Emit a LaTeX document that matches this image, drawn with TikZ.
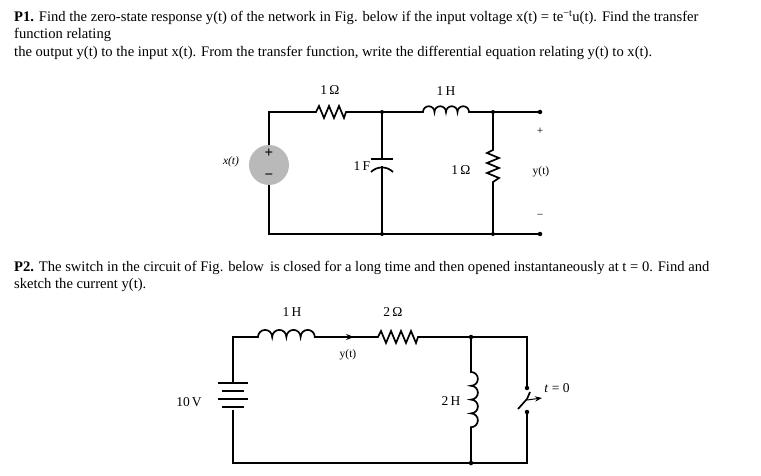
\documentclass[tikz,border=0pt]{standalone}
\usepackage{fontspec}
\setmainfont{Liberation Serif}
\usetikzlibrary{arrows.meta}
\begin{document}
\begin{tikzpicture}[x=1pt,y=-1pt,
  w/.style={line width=1.7pt},
  txt/.style={anchor=west,inner sep=0pt,font=\fontsize{14.6}{17}\selectfont},
  lab/.style={inner sep=0pt,font=\fontsize{13.5}{15}\selectfont},
  sml/.style={inner sep=0pt,font=\fontsize{11.5}{13}\selectfont},
  dot/.style={circle,fill,inner sep=0pt,minimum size=4.5pt}]
\useasboundingbox (0,0) rectangle (761,476);
% text
\node[txt] (t1) at (14,18) {\textbf{P1.} Find the zero-state response y(t) of the network in Fig. below if the input voltage x(t) = te\textsuperscript{−t}u(t). Find the transfer};
\node[txt] (t2) at (14,35) {function relating};
\node[txt] (t3) at (14,53) {the output y(t) to the input x(t). From the transfer function, write the differential equation relating y(t) to x(t).};
\node[txt] (t4) at (14,268) {\textbf{P2.} The switch in the circuit of Fig. below\, is closed for a long time and then opened instantaneously at t = 0. Find and};
\node[txt] (t5) at (14,285) {sketch the current y(t).};
% ---- circuit 1
\coordinate (a1) at (269,112); \coordinate (b1) at (269,234);
\coordinate (n1) at (382,112); \coordinate (n1b) at (382,234);
\coordinate (n2) at (493,112); \coordinate (n2b) at (493,234);
\node[circle,fill=gray!55,minimum size=40pt,inner sep=0pt] (src) at (269,165) {};
\node[font=\bfseries\fontsize{15}{15}\selectfont] at (269,153) {+};
\node[font=\bfseries\fontsize{15}{15}\selectfont] at (269,177) {−};
\draw[w] (src.north) -- (a1) -- (316,112)
  -- (319,106) -- (324,118) -- (329,106) -- (334,118) -- (339,106) -- (344,118) -- (346,112)
  -- (n1) -- (423,112)
  \foreach \i in {0,...,3} { arc (180:360:5.75) } -- (n2) -- (540,112);
\draw[w] (src.south) -- (b1) -- (540,234);
\draw[w] (n1) -- (382,159);
\draw[w] (371,159) -- (393,159);
\draw[w] (371,172) to[bend left=45] (393,172);
\draw[w] (382,166) -- (n1b);
\draw[w] (n2) -- (493,150) -- (487,153) -- (499,158) -- (487,163) -- (499,168) -- (487,173) -- (499,178) -- (493,182) -- (n2b);
\foreach \p in {n1,n1b,n2,n2b} \node[dot,minimum size=4pt] at (\p) {};
\node[dot] (o1) at (540,112) {}; \node[dot] (o2) at (540,234) {};
\node[lab] at (330,90) {1\,Ω};
\node[lab] at (446,91) {1\,H};
\node[lab] at (362,166) {1\,F};
\node[lab] at (461,170) {1\,Ω};
\node[sml,font=\itshape\fontsize{11.5}{13}\selectfont] at (231,162) {x(t)};
\node[sml] at (541,172) {y(t)};
\node[sml] at (540,131) {+};
\node[sml] at (540,216) {−};
% ---- circuit 2
\coordinate (c1) at (233,337); \coordinate (c2) at (233,463);
\coordinate (m1) at (471,337); \coordinate (m2) at (471,463);
\coordinate (r1) at (527,337); \coordinate (r2) at (527,463);
\draw[w] (233,383) -- (c1) -- (258,337)
  \foreach \i in {0,...,3} { arc (180:360:7.1) } -- (378,337)
  -- (381,331) -- (386,343) -- (391,331) -- (396,343) -- (401,331) -- (406,343) -- (411,331) -- (416,343) -- (418,337)
  -- (m1) -- (r1) -- (527,388);
\draw[-{Stealth[length=8pt]},line width=1pt] (340,337) -- (354,337);
\draw[w] (233,410) -- (c2) -- (r2) -- (527,412);
\draw[w] (218,383) -- (248,383);
\draw[w] (222,391) -- (244,391);
\draw[w] (218,399) -- (248,399);
\draw[w] (222,407) -- (244,407);
\draw[w] (m1) -- (471,372)
  \foreach \i in {0,...,3} { arc (-90:90:6.9) } -- (m2);
\node[dot] at (m1) {}; \node[dot] at (m2) {};
\node[dot] (s1) at (527,388) {};
\node[dot] (s2) at (527,412) {};
\draw[w] (518,409) -- (527,399) -- (530,392);
\draw[-{Stealth[length=7pt]},line width=1pt] (527,400) -- (542,398);
\node[lab] at (292,312) {1\,H};
\node[lab] at (393,312) {2\,Ω};
\node[sml] at (348,355) {y(t)};
\node[lab] at (189,402) {10\,V};
\node[lab] at (451,401) {2\,H};
\node[lab] at (557,388) {\textit{t} = 0};
\end{tikzpicture}
\end{document}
┄┄┄┄┄┄┄┄┄┄
● Direction: Reproduce the data verbatim. Do not carry any picture into the copy.

● Output:
Emit a LaTeX document that matches this image, drawn with TikZ.
\documentclass[tikz,border=0pt]{standalone}
\usepackage{fontspec}
\setmainfont{Liberation Serif}
\usetikzlibrary{arrows.meta}
\begin{document}
\begin{tikzpicture}[x=1pt,y=-1pt,
  w/.style={line width=1.7pt},
  txt/.style={anchor=west,inner sep=0pt,font=\fontsize{14.6}{17}\selectfont},
  lab/.style={inner sep=0pt,font=\fontsize{13.5}{15}\selectfont},
  sml/.style={inner sep=0pt,font=\fontsize{11.5}{13}\selectfont},
  dot/.style={circle,fill,inner sep=0pt,minimum size=4.5pt}]
\useasboundingbox (0,0) rectangle (761,476);
% text
\node[txt] (t1) at (14,18) {\textbf{P1.} Find the zero-state response y(t) of the network in Fig. below if the input voltage x(t) = te\textsuperscript{−t}u(t). Find the transfer};
\node[txt] (t2) at (14,35) {function relating};
\node[txt] (t3) at (14,53) {the output y(t) to the input x(t). From the transfer function, write the differential equation relating y(t) to x(t).};
\node[txt] (t4) at (14,268) {\textbf{P2.} The switch in the circuit of Fig. below\, is closed for a long time and then opened instantaneously at t = 0. Find and};
\node[txt] (t5) at (14,285) {sketch the current y(t).};
% ---- circuit 1
\coordinate (a1) at (269,112); \coordinate (b1) at (269,234);
\coordinate (n1) at (382,112); \coordinate (n1b) at (382,234);
\coordinate (n2) at (493,112); \coordinate (n2b) at (493,234);
\node[circle,fill=gray!55,minimum size=40pt,inner sep=0pt] (src) at (269,165) {};
\node[font=\bfseries\fontsize{15}{15}\selectfont] at (269,153) {+};
\node[font=\bfseries\fontsize{15}{15}\selectfont] at (269,177) {−};
\draw[w] (src.north) -- (a1) -- (316,112)
  -- (319,106) -- (324,118) -- (329,106) -- (334,118) -- (339,106) -- (344,118) -- (346,112)
  -- (n1) -- (423,112)
  \foreach \i in {0,...,3} { arc (180:360:5.75) } -- (n2) -- (540,112);
\draw[w] (src.south) -- (b1) -- (540,234);
\draw[w] (n1) -- (382,159);
\draw[w] (371,159) -- (393,159);
\draw[w] (371,172) to[bend left=45] (393,172);
\draw[w] (382,166) -- (n1b);
\draw[w] (n2) -- (493,150) -- (487,153) -- (499,158) -- (487,163) -- (499,168) -- (487,173) -- (499,178) -- (493,182) -- (n2b);
\foreach \p in {n1,n1b,n2,n2b} \node[dot,minimum size=4pt] at (\p) {};
\node[dot] (o1) at (540,112) {}; \node[dot] (o2) at (540,234) {};
\node[lab] at (330,90) {1\,Ω};
\node[lab] at (446,91) {1\,H};
\node[lab] at (362,166) {1\,F};
\node[lab] at (461,170) {1\,Ω};
\node[sml,font=\itshape\fontsize{11.5}{13}\selectfont] at (231,162) {x(t)};
\node[sml] at (541,172) {y(t)};
\node[sml] at (540,131) {+};
\node[sml] at (540,216) {−};
% ---- circuit 2
\coordinate (c1) at (233,337); \coordinate (c2) at (233,463);
\coordinate (m1) at (471,337); \coordinate (m2) at (471,463);
\coordinate (r1) at (527,337); \coordinate (r2) at (527,463);
\draw[w] (233,383) -- (c1) -- (258,337)
  \foreach \i in {0,...,3} { arc (180:360:7.1) } -- (378,337)
  -- (381,331) -- (386,343) -- (391,331) -- (396,343) -- (401,331) -- (406,343) -- (411,331) -- (416,343) -- (418,337)
  -- (m1) -- (r1) -- (527,388);
\draw[-{Stealth[length=8pt]},line width=1pt] (340,337) -- (354,337);
\draw[w] (233,410) -- (c2) -- (r2) -- (527,412);
\draw[w] (218,383) -- (248,383);
\draw[w] (222,391) -- (244,391);
\draw[w] (218,399) -- (248,399);
\draw[w] (222,407) -- (244,407);
\draw[w] (m1) -- (471,372)
  \foreach \i in {0,...,3} { arc (-90:90:6.9) } -- (m2);
\node[dot] at (m1) {}; \node[dot] at (m2) {};
\node[dot] (s1) at (527,388) {};
\node[dot] (s2) at (527,412) {};
\draw[w] (518,409) -- (527,399) -- (530,392);
\draw[-{Stealth[length=7pt]},line width=1pt] (527,400) -- (542,398);
\node[lab] at (292,312) {1\,H};
\node[lab] at (393,312) {2\,Ω};
\node[sml] at (348,355) {y(t)};
\node[lab] at (189,402) {10\,V};
\node[lab] at (451,401) {2\,H};
\node[lab] at (557,388) {\textit{t} = 0};
\end{tikzpicture}
\end{document}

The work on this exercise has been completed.